> _DIRECTIVE_:
Give again, word for word, the lines below that run from the line with "Rebuild this diagram" through the line with "(g3l) at (387,226)". Drop the pictures.

> _INPUT_:

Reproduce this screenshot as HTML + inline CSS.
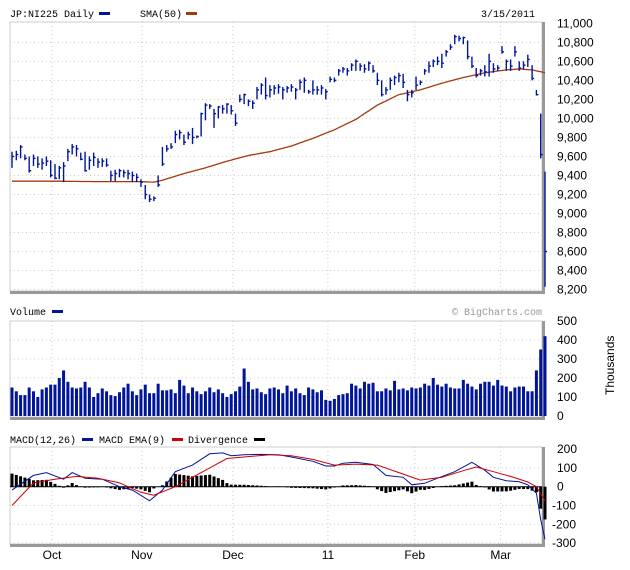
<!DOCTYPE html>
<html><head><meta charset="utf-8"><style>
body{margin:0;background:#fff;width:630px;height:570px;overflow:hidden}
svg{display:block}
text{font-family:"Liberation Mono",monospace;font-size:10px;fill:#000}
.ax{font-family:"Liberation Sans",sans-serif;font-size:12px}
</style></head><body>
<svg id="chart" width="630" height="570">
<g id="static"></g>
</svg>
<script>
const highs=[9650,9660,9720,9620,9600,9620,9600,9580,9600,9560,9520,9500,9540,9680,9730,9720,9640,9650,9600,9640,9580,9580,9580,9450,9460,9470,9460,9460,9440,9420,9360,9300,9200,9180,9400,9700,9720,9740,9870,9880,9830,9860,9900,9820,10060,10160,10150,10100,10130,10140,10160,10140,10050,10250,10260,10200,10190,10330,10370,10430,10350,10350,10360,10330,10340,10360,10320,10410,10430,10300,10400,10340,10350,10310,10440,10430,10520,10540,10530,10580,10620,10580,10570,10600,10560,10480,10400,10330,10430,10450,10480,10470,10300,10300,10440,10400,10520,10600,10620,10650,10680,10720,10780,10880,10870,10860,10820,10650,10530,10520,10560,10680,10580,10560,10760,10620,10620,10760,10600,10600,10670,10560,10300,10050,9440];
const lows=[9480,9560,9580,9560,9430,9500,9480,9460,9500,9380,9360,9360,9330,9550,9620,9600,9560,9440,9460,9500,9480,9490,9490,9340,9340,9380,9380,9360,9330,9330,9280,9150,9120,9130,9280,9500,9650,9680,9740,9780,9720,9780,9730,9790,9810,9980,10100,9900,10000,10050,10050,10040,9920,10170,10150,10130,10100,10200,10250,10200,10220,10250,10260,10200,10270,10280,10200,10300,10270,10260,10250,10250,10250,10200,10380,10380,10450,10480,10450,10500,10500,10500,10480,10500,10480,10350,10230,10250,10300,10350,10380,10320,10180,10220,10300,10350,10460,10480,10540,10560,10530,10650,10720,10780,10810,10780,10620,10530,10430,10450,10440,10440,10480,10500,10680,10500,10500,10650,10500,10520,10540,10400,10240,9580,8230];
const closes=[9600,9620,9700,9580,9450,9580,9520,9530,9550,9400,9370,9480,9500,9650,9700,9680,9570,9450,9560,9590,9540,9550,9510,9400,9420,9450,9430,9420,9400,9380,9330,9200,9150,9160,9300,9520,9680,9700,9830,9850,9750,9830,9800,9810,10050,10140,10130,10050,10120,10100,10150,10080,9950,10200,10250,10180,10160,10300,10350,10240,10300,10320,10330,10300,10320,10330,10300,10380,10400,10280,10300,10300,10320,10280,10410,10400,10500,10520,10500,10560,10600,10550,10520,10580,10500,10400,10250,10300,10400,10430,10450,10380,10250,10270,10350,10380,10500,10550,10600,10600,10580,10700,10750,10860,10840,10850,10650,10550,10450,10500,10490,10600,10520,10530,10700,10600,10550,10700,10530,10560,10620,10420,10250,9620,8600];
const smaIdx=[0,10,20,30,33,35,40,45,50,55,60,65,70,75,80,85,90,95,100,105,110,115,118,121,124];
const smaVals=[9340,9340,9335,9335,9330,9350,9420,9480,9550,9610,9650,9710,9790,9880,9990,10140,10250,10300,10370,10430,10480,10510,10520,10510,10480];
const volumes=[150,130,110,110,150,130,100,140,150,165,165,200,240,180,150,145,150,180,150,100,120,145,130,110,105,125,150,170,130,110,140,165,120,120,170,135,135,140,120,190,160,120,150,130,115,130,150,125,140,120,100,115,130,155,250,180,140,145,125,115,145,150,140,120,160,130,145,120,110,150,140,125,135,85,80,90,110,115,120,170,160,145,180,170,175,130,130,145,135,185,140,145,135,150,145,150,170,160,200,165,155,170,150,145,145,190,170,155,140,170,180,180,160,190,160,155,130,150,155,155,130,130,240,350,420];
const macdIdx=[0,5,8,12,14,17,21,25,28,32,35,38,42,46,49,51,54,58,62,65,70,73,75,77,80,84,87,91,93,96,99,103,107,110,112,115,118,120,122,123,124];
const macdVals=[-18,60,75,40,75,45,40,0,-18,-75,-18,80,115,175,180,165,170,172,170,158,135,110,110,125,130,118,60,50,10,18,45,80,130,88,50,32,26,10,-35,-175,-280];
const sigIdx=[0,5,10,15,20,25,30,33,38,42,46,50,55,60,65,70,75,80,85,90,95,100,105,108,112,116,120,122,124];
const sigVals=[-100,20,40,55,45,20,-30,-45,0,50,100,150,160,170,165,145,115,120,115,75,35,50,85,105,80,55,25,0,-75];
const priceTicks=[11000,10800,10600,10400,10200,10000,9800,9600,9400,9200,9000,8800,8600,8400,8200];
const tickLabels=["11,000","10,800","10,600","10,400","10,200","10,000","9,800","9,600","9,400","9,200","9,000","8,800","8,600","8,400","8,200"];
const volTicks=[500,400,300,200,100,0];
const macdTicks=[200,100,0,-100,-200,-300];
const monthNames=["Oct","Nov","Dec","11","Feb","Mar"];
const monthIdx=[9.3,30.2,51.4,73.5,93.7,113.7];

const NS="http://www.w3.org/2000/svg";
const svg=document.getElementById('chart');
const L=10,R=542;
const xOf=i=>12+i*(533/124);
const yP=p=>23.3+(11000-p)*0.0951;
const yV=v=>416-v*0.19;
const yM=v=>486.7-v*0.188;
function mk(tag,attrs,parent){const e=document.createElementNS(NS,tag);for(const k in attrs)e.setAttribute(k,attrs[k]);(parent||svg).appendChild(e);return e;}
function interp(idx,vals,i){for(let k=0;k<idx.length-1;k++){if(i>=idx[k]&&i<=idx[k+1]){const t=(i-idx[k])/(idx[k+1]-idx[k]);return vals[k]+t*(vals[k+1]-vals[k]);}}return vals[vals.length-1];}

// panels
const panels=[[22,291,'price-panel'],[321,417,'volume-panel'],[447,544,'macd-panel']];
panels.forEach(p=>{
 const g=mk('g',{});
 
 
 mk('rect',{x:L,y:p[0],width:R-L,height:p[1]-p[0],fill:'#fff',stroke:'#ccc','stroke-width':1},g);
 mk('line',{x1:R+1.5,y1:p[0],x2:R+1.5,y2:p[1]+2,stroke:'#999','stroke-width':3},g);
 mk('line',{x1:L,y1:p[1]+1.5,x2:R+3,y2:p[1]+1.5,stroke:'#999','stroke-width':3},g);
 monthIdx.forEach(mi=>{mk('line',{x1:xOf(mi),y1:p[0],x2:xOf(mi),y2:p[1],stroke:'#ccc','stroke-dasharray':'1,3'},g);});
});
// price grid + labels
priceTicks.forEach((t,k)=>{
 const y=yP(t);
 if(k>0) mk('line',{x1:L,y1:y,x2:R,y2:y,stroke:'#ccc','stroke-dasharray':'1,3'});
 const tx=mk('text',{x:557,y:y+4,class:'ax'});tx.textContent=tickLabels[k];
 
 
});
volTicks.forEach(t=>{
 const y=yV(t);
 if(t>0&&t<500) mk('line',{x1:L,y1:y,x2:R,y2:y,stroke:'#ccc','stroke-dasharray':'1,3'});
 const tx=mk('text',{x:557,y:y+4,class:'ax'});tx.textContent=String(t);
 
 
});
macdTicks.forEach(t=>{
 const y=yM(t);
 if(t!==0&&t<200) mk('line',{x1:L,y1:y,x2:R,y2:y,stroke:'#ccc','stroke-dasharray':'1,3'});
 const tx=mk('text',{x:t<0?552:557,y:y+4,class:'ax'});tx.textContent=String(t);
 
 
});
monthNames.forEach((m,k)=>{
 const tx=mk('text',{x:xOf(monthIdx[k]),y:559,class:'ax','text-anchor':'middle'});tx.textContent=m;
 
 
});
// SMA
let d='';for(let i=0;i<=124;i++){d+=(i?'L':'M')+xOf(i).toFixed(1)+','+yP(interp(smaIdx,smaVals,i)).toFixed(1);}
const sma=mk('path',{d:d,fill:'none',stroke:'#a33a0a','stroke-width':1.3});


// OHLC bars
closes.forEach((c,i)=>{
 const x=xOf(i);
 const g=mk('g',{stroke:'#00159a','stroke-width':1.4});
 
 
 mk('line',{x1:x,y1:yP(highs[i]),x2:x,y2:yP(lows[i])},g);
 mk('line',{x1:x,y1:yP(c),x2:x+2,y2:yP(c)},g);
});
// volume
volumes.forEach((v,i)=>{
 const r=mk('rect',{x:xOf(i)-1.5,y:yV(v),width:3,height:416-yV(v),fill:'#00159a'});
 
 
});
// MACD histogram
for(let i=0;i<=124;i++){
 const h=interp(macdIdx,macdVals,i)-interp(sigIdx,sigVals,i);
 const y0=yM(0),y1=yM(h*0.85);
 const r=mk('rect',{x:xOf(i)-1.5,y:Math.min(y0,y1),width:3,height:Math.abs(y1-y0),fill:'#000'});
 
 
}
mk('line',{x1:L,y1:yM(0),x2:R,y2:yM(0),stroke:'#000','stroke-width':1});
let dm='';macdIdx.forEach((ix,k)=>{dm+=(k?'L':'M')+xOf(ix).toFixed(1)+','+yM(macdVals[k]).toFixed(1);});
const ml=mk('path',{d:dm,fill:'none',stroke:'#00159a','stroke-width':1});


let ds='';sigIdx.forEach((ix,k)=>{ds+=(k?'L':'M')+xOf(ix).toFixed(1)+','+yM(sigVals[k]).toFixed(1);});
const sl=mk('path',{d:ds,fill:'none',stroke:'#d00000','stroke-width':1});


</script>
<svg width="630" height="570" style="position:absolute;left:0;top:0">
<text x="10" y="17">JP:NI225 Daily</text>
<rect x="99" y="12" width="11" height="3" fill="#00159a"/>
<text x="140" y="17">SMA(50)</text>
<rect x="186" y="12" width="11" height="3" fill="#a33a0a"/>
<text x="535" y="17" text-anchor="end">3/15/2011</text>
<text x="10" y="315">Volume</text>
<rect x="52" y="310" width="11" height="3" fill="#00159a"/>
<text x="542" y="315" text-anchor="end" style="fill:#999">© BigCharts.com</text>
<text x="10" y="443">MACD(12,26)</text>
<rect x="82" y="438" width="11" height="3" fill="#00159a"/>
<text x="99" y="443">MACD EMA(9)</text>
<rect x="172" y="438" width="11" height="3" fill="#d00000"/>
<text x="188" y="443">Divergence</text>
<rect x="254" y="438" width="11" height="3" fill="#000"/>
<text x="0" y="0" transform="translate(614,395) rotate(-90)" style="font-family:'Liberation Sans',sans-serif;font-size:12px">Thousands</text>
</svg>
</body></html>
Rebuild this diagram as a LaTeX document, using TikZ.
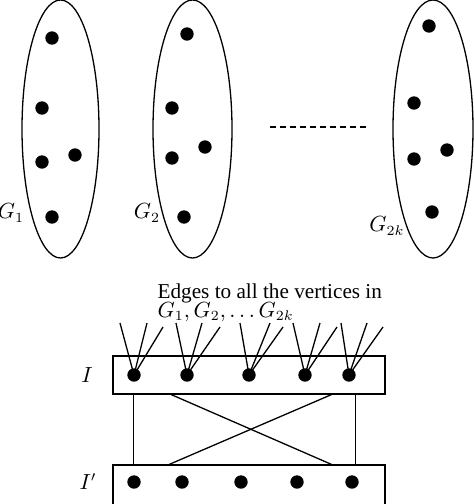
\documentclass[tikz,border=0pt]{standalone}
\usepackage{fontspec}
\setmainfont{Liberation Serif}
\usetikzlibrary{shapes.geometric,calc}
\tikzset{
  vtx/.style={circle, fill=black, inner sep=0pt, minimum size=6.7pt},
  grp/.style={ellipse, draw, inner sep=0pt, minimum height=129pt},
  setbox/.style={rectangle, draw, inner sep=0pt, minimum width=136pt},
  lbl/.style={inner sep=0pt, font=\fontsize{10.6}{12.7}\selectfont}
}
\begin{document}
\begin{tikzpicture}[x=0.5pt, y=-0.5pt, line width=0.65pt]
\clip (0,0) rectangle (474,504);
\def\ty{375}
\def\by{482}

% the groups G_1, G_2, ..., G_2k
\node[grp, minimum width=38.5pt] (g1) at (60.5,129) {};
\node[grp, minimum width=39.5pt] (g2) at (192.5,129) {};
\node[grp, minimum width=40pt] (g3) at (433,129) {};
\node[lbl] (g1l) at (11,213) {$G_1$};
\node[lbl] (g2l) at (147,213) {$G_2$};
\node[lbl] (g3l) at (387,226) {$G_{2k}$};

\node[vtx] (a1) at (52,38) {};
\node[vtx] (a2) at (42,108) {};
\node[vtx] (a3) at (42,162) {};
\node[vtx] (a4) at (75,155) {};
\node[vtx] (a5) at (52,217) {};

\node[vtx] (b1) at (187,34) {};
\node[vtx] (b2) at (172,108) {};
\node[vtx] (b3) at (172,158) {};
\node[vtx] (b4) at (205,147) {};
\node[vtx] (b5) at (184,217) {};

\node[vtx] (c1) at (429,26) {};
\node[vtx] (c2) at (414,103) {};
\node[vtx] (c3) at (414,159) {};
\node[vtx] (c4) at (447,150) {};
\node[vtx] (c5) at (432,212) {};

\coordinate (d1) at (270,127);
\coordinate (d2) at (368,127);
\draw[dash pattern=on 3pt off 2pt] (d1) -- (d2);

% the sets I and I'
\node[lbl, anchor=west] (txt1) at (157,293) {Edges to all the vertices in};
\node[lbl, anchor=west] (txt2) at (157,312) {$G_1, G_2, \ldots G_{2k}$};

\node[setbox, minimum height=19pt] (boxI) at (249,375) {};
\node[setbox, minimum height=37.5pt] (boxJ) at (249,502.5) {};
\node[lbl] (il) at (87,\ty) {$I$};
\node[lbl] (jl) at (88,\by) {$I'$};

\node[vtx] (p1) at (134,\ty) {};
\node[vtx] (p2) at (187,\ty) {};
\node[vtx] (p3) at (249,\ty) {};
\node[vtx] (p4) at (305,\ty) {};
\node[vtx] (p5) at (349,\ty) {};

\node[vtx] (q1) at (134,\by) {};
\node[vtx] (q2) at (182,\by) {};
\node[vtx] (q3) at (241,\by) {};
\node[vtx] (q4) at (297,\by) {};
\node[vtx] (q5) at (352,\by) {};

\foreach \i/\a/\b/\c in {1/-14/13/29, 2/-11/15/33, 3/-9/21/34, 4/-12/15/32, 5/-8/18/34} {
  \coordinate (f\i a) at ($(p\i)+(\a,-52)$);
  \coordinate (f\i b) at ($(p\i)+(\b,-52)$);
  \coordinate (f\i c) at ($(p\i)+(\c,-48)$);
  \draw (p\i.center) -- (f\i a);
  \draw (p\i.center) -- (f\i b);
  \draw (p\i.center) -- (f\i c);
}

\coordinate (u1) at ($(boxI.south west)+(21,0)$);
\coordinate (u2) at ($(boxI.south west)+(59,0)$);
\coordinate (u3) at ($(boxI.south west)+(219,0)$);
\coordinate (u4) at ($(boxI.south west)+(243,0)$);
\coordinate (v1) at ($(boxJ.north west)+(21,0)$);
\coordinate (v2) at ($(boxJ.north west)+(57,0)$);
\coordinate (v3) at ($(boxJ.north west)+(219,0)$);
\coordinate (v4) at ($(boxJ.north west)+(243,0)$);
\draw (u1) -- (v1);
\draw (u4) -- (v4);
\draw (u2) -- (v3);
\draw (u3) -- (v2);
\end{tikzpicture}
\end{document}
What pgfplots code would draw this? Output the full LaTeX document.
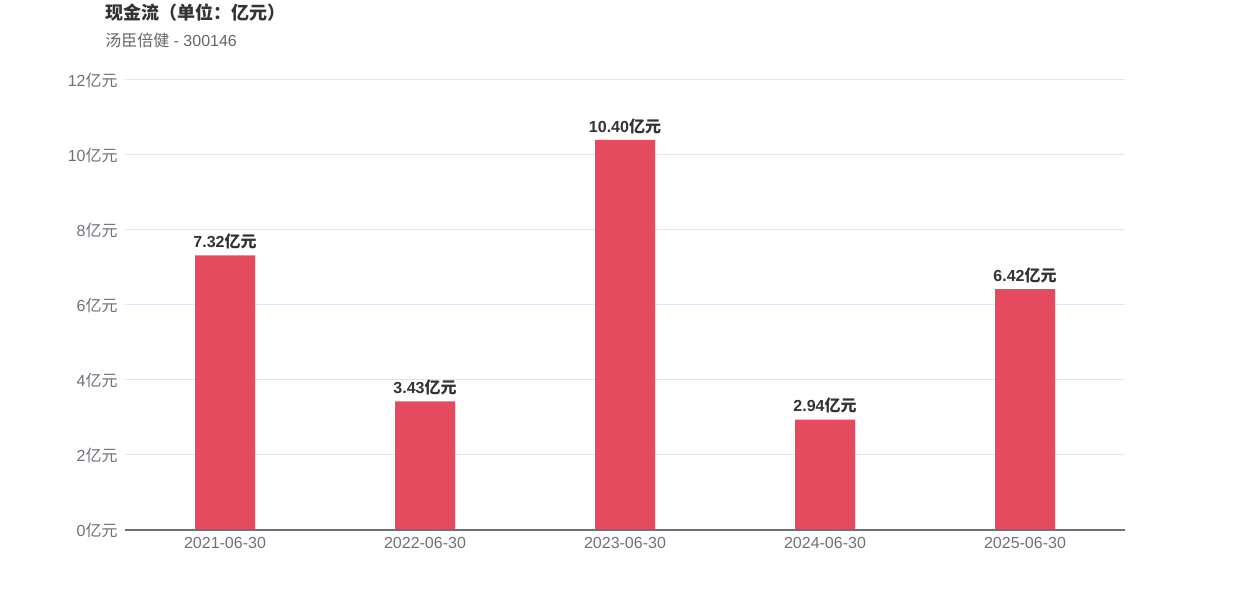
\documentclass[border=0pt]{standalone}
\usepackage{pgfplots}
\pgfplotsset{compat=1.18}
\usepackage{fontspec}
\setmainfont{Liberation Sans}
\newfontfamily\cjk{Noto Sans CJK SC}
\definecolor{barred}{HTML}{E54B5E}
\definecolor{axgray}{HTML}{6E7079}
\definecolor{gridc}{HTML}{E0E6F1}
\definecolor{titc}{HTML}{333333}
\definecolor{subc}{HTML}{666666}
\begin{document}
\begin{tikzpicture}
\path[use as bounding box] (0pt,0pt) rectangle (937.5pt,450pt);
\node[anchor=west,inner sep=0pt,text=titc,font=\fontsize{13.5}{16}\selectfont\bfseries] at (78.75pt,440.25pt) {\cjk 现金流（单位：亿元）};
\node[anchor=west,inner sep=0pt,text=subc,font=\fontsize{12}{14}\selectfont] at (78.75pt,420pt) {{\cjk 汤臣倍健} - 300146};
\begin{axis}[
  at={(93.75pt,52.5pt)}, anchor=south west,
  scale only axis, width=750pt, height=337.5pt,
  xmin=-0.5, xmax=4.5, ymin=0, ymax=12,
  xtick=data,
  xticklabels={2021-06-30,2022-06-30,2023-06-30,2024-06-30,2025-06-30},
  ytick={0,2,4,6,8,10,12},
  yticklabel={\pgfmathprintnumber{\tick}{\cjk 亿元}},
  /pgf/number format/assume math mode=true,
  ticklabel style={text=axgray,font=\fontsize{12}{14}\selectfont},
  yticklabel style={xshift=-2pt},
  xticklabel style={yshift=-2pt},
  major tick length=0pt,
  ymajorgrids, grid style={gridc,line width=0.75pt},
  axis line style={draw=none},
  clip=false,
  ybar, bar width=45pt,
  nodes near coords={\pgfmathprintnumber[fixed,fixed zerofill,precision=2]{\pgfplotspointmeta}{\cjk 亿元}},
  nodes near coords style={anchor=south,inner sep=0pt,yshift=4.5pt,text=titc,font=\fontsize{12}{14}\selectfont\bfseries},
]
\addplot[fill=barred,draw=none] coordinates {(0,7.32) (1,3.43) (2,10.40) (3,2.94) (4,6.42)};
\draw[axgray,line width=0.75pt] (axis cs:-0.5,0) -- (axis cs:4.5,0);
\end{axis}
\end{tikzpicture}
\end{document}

> _RESPONSE TO THIS TASK_:
Rebuild this diagram as a LaTeX document, using TikZ.
\documentclass[tikz,border=0pt]{standalone}
\usepackage{fontspec}
\setmainfont{Liberation Serif}
\usetikzlibrary{shapes.geometric,calc}
\tikzset{
  vtx/.style={circle, fill=black, inner sep=0pt, minimum size=6.7pt},
  grp/.style={ellipse, draw, inner sep=0pt, minimum height=129pt},
  setbox/.style={rectangle, draw, inner sep=0pt, minimum width=136pt},
  lbl/.style={inner sep=0pt, font=\fontsize{10.6}{12.7}\selectfont}
}
\begin{document}
\begin{tikzpicture}[x=0.5pt, y=-0.5pt, line width=0.65pt]
\clip (0,0) rectangle (474,504);
\def\ty{375}
\def\by{482}

% the groups G_1, G_2, ..., G_2k
\node[grp, minimum width=38.5pt] (g1) at (60.5,129) {};
\node[grp, minimum width=39.5pt] (g2) at (192.5,129) {};
\node[grp, minimum width=40pt] (g3) at (433,129) {};
\node[lbl] (g1l) at (11,213) {$G_1$};
\node[lbl] (g2l) at (147,213) {$G_2$};
\node[lbl] (g3l) at (387,226) {$G_{2k}$};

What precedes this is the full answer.